Harry Redknapp denies Gareth Bale transfer rumour from his time as Spurs manager

Most Spurs fans would have laughed had they been told at the start of the 2009-10 season that Gareth Bale was going to evolve into one of the best left-wingers in the world.

The Welshman still hadn’t been part of a winning side in his first two years at the club and spent a large portion of his time on the treatment table.

Although he had shown glimpses of his quality, it didn’t seem as if he was going to break into the team with Benoit Assou-Ekotto putting in consistent performances at left-back.

However, just a year or so later, the winger was destroying the world’s best right-back in Maicon and scoring a hat-trick at the San Siro.

Former Spurs boss, Harry Redknapp, and striker, Peter Crouch, have now opened up on the experience of watching Bale evolve from a shy youngster into the superstar we see now.

Redknapp denied that he was ever considering loaning Bale out and insisted he was a fan of the pacey star even before he took the Spurs job.

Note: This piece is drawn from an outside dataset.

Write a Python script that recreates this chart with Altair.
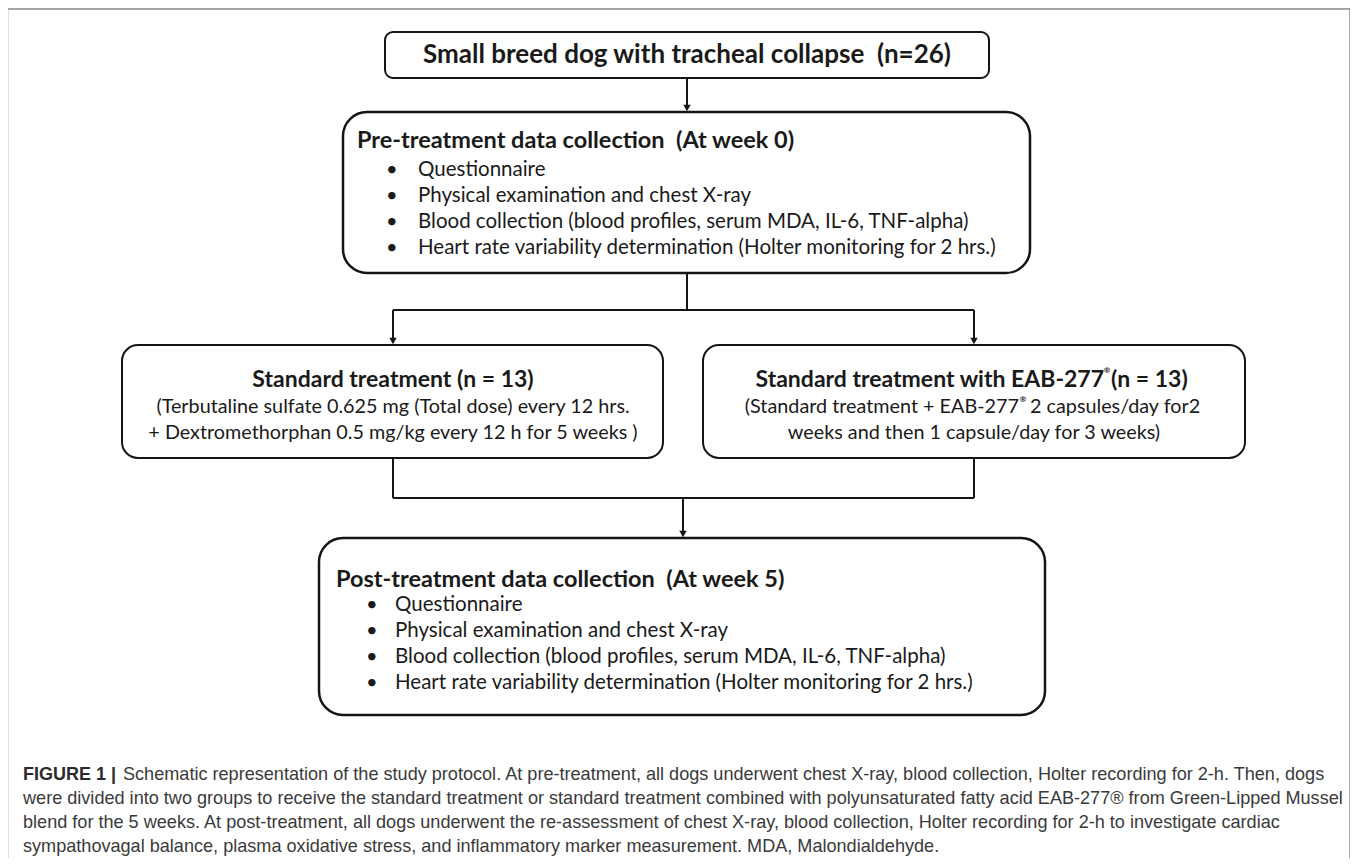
import altair as alt
import pandas as pd

# ---------------- text content ----------------
top_title = "Small breed dog with tracheal collapse\u00a0 (n=26)"
pre_title = "Pre-treatment data collection\u00a0 (At week 0)"
post_title = "Post-treatment data collection\u00a0 (At week 5)"
bullet_items = [
    "Questionnaire",
    "Physical examination and chest X-ray",
    "Blood collection (blood profiles, serum MDA, IL-6, TNF-alpha)",
    "Heart rate variability determination (Holter monitoring for 2 hrs.)",
]
std_title = "Standard treatment (n = 13)"
std_lines = [
    "(Terbutaline sulfate 0.625 mg (Total dose) every 12 hrs.",
    "+ Dextromethorphan 0.5 mg/kg every 12 h for 5 weeks )",
]
eab_title_parts = ["Standard treatment with EAB-277", "\u00ae", "(n = 13)"]
eab_line1_parts = ["(Standard treatment + EAB-277", "\u00ae", "2 capsules/day for2"]
eab_line2 = "weeks and then 1 capsule/day for 3 weeks)"
caption_lead = "FIGURE 1 |"
caption_lines = [
    "Schematic representation of the study protocol. At pre-treatment, all dogs underwent chest X-ray, blood collection, Holter recording for 2-h. Then, dogs",
    "were divided into two groups to receive the standard treatment or standard treatment combined with polyunsaturated fatty acid EAB-277\u00ae from Green-Lipped Mussel",
    "blend for the 5 weeks. At post-treatment, all dogs underwent the re-assessment of chest X-ray, blood collection, Holter recording for 2-h to investigate cardiac",
    "sympathovagal balance, plasma oxidative stress, and inflammatory marker measurement. MDA, Malondialdehyde.",
]

# ---------------- layout (page pixels) ----------------
top_box = [385, 989, 32, 78]
pre_box = [343, 1030, 112, 273]
std_box = [122, 663, 345, 458]
eab_box = [703, 1245, 345, 458]
post_box = [319, 1045, 538, 715]
pre_rows = [170, 196, 222, 248]
post_rows = [605, 631, 657, 683]
caption_rows = [775, 799, 823, 847]

XS = alt.Scale(domain=[8, 1350], nice=False, zero=False)
YS = alt.Scale(domain=[8, 858], nice=False, zero=False, reverse=True)


def enc_xy():
    return dict(x=alt.X("x:Q", scale=XS, axis=None), y=alt.Y("y:Q", scale=YS, axis=None))


def boxes(rows, radius, sw):
    df = pd.DataFrame(rows, columns=["x", "x1", "y", "y1"])
    return alt.Chart(df).mark_rect(
        cornerRadius=radius, fill="white", stroke="#151515", strokeWidth=sw
    ).encode(x2="x1:Q", y2="y1:Q", **enc_xy())


def lines(segs, sw=2, color="#151515"):
    df = pd.DataFrame(segs, columns=["x", "y", "x1", "y1"])
    return alt.Chart(df).mark_rule(color=color, strokeWidth=sw).encode(
        x2="x1:Q", y2="y1:Q", **enc_xy()
    )


def heads(pts):
    df = pd.DataFrame(pts, columns=["x", "y"])
    return alt.Chart(df).mark_point(
        shape="triangle-down", filled=True, color="#151515", size=55, opacity=1
    ).encode(**enc_xy())


def texts(rows, size, weight="normal", align="left", color="#1a1a1a", font="Lato"):
    df = pd.DataFrame(rows, columns=["x", "y", "t"])
    return alt.Chart(df).mark_text(
        font=font, fontSize=size, fontWeight=weight, align=align,
        baseline="middle", color=color
    ).encode(text="t:N", **enc_xy())


frame = lines([[6, 9, 1350, 9], [6, 9, 6, 858], [1350, 9, 1350, 858]], sw=1.5, color="#8c8c8c")

connectors = lines([
    [687, 78, 687, 108],
    [687, 273, 687, 310],
    [393, 310, 974, 310],
    [393, 310, 393, 341],
    [974, 310, 974, 341],
    [393, 458, 393, 498],
    [974, 458, 974, 498],
    [393, 498, 974, 498],
    [683, 498, 683, 534],
])
arrowheads = heads([[687, 108], [393, 341], [974, 341], [683, 534]])

box_layers = [
    boxes([top_box], 8, 2),
    boxes([pre_box, post_box], 24, 2.5),
    boxes([std_box, eab_box], 16, 2),
]

top_text = texts([[687, 55, top_title]], 26, "bold", "center")

std_title_t = texts([[393, 380, std_title]], 23, "bold", "center")
eab_title_l = texts([[1104, 380, eab_title_parts[0]]], 23, "bold", "right")
eab_title_r = texts([[1111, 380, eab_title_parts[2]]], 23, "bold", "left")
eab_marks = texts([
    [1107, 371, eab_title_parts[1]],
    [1023, 400, eab_line1_parts[1]],
], 8, "bold", "center")

bold_left = texts([
    [357, 141, pre_title],
    [336, 580, post_title],
], 23.5, "bold", "left")

reg_center = texts([
    [393, 407, std_lines[0]],
    [393, 433, std_lines[1]],
    [974, 433, eab_line2],
], 19.8, "normal", "center")
eab_l1_l = texts([[1019, 407, eab_line1_parts[0]]], 19.8, "normal", "right")
eab_l1_r = texts([[1030, 407, eab_line1_parts[2]]], 19.8, "normal", "left")

bullet_rows = []
item_rows = []
for y in pre_rows:
    bullet_rows.append([386, y, "\u2022"])
for y in post_rows:
    bullet_rows.append([366, y, "\u2022"])
for i, y in enumerate(pre_rows):
    item_rows.append([418, y, bullet_items[i]])
for i, y in enumerate(post_rows):
    item_rows.append([395, y, bullet_items[i]])
bullets = texts(bullet_rows, 20, "normal", "left")
items = texts(item_rows, 20.5, "normal", "left")

cap_lead = texts([[23, caption_rows[0], caption_lead]], 18, "bold", "left",
                 color="#2b2b2b", font="Liberation Sans")
cap_rows = [[123, caption_rows[0], caption_lines[0]]] + [
    [23, caption_rows[i], caption_lines[i]] for i in range(1, 4)
]
cap = texts(cap_rows, 18.1, "normal", "left", color="#3a3a3a", font="Liberation Sans")

chart = alt.layer(
    frame, connectors, arrowheads, *box_layers,
    top_text, std_title_t, eab_title_l, eab_title_r, eab_marks,
    bold_left, reg_center, eab_l1_l, eab_l1_r, bullets, items, cap_lead, cap
).properties(
    width=1342, height=850, padding=0,
    autosize=alt.AutoSizeParams(type="none"),
).configure_view(strokeWidth=0).configure(background="white")

chart.save("out.html", embed_options={"renderer": "svg", "actions": False})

The former Tottenham manager said in the latest episode of That Peter Crouch Podcast: “Gareth Bale was scary. People tell me all the time that I was going to loan him out before he made it big but I don’t know where that came from. I was never going to loan Gareth out.

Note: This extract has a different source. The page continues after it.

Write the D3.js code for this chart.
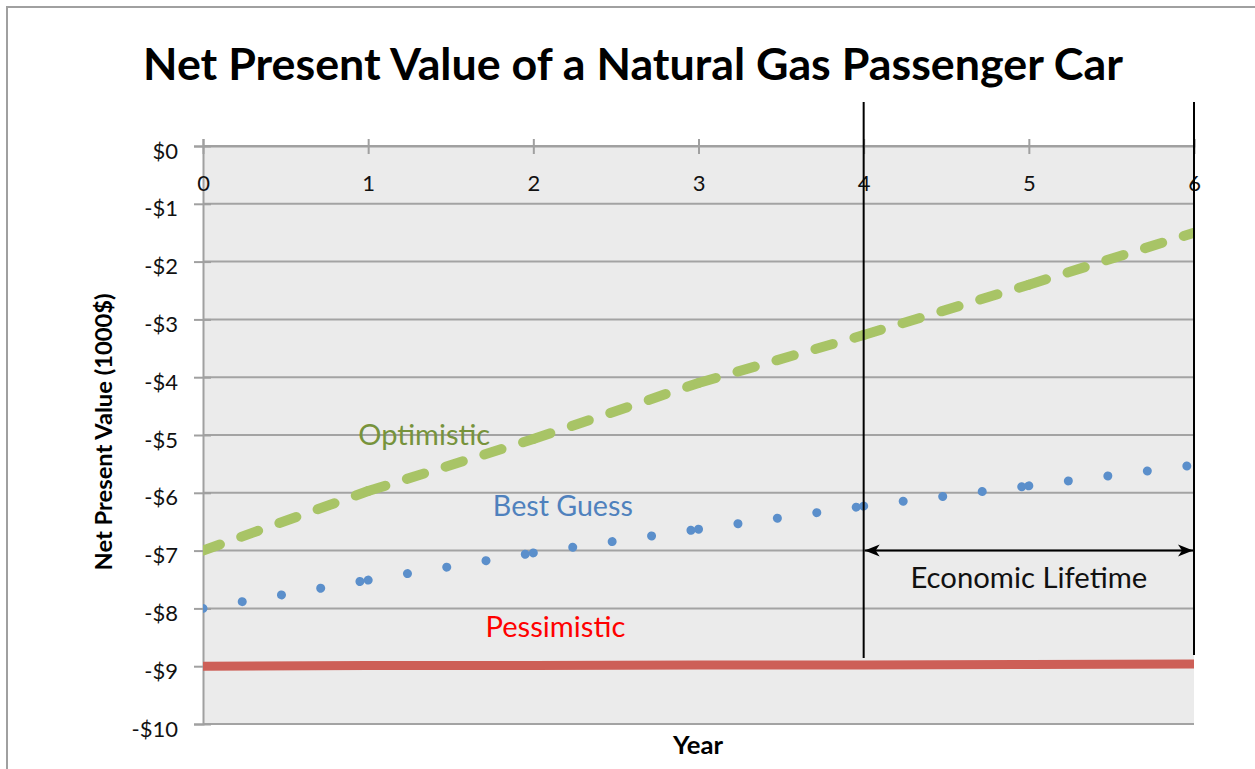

“I went and watched him play for Tottenham and he played left wing-back that day and ran Fulham absolutely ragged. Absolutely incredible performance but they didn’t win the game. He’d never been on a winning team at Tottenham, had he?”

“You looked at him and I said to Joe (his assistant, Joe Jordan), ‘Oh my god, what a talent’. He had everything. What a player.

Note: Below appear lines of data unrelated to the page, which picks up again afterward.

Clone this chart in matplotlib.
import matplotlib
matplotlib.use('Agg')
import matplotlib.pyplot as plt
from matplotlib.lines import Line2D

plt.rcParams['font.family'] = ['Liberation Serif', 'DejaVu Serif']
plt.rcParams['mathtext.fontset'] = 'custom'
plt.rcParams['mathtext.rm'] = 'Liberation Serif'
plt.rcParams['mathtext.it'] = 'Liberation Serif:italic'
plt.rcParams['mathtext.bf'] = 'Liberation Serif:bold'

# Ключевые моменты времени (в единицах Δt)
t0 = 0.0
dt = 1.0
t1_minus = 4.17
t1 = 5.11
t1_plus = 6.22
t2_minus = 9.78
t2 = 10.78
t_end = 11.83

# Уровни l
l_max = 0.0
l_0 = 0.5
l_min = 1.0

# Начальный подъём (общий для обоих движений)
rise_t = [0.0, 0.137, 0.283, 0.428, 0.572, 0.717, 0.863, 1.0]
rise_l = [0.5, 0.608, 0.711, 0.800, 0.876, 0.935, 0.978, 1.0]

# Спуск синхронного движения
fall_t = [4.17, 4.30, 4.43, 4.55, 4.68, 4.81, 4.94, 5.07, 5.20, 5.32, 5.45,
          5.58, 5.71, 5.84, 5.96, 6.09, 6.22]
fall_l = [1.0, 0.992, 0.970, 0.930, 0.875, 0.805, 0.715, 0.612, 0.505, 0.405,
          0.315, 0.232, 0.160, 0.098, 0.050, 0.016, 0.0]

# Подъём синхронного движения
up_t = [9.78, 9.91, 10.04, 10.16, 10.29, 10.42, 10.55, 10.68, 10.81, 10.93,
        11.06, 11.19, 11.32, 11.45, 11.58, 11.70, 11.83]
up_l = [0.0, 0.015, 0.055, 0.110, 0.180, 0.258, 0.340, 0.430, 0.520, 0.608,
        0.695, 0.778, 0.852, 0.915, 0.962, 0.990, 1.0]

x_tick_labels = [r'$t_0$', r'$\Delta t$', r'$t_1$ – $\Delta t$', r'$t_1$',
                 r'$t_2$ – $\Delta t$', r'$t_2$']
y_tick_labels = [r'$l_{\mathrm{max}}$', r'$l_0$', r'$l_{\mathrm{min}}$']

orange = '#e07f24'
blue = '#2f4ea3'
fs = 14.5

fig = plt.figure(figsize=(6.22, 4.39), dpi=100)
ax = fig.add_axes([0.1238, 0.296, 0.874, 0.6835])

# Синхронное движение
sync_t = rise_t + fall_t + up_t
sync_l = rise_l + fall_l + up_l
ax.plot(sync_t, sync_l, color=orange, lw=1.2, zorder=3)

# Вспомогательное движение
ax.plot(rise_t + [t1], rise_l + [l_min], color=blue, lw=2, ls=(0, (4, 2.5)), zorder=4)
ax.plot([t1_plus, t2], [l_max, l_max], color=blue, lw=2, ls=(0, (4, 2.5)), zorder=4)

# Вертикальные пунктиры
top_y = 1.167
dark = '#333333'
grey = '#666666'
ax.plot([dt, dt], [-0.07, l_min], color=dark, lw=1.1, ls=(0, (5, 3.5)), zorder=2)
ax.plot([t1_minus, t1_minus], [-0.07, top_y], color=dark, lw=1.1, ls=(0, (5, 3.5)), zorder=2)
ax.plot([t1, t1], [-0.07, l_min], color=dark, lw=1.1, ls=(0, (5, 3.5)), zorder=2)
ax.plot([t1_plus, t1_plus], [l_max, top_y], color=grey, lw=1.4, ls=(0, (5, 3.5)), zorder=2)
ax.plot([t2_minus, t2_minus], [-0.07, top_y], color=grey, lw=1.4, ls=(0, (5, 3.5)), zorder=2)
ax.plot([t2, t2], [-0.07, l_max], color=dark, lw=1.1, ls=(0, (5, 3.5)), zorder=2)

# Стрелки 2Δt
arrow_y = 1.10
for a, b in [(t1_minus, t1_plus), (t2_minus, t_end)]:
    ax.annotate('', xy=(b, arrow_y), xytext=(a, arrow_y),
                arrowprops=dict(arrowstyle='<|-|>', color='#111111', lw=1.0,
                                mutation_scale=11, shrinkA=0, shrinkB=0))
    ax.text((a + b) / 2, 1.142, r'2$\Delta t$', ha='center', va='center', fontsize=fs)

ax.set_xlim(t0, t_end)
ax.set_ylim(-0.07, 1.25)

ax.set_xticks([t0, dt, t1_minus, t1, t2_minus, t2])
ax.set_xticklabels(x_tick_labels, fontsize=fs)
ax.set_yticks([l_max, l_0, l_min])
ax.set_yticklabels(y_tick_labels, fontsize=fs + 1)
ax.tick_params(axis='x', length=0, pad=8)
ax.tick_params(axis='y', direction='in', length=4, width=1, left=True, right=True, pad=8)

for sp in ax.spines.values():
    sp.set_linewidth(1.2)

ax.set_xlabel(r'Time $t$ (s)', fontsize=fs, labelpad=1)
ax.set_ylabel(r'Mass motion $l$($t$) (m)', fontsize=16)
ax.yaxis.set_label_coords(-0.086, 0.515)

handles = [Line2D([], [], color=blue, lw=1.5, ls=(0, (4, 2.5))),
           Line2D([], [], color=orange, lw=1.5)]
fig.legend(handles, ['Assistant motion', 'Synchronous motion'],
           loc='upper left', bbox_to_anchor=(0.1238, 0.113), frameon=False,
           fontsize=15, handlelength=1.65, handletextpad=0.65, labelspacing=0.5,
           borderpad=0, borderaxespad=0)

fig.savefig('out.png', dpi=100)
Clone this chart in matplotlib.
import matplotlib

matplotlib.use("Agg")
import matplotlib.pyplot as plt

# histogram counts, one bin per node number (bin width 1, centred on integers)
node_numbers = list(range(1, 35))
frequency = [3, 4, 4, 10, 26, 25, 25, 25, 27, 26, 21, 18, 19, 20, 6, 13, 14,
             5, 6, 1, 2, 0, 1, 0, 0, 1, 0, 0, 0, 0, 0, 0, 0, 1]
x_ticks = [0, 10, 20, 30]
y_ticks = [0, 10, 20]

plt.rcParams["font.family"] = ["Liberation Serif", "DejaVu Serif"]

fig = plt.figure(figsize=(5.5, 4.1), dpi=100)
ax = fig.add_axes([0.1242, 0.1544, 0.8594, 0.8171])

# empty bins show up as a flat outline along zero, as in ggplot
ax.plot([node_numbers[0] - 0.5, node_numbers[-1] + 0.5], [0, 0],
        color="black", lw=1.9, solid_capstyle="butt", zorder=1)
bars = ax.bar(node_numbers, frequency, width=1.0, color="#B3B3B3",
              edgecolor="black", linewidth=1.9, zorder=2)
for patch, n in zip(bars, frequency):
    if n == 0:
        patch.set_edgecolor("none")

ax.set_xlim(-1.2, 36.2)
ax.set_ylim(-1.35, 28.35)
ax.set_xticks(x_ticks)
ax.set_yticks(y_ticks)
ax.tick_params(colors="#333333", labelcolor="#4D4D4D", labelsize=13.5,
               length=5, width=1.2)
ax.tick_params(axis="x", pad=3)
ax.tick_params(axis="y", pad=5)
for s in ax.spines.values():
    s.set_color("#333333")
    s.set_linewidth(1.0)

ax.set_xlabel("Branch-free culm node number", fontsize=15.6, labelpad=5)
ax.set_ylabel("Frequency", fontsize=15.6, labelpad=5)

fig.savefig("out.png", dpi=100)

“He was 6’2, 6’3, nice build on him, his pace, he could run fast, he could run long distances, he could dribble, he could shoot, he could head it. He had everything.”

Crouch, meanwhile, insisted that the problem was that the Real Madrid man was being played out of position in his early days in North London.

He added: “Watching that transition that season from a left-back, a quiet lad, who didn’t want to get involved. Quite nervously really when he came to games, to carrying the team the season after that. The transition was incredible.

“But he was the best player in training every day. He couldn’t understand why it came to games and it wasn’t happening.

“I’ve said before, it’s like playing Cristiano Ronaldo at right-back. He just needed to be a little further forward, didn’t he? Once everyone worked that out, he was one of the best players in the world.”

Spurs Web Opinion

It was scary how quickly Bale progressed after being played at left-wing. He became one of our most important players by the end of that season and just kept rising for the next three years. He was on almost on Ronaldo and Messi’s level in his final year at Spurs under Andre Villas-Boas when he made a habit of single-handedly winning games for us with wonder goals.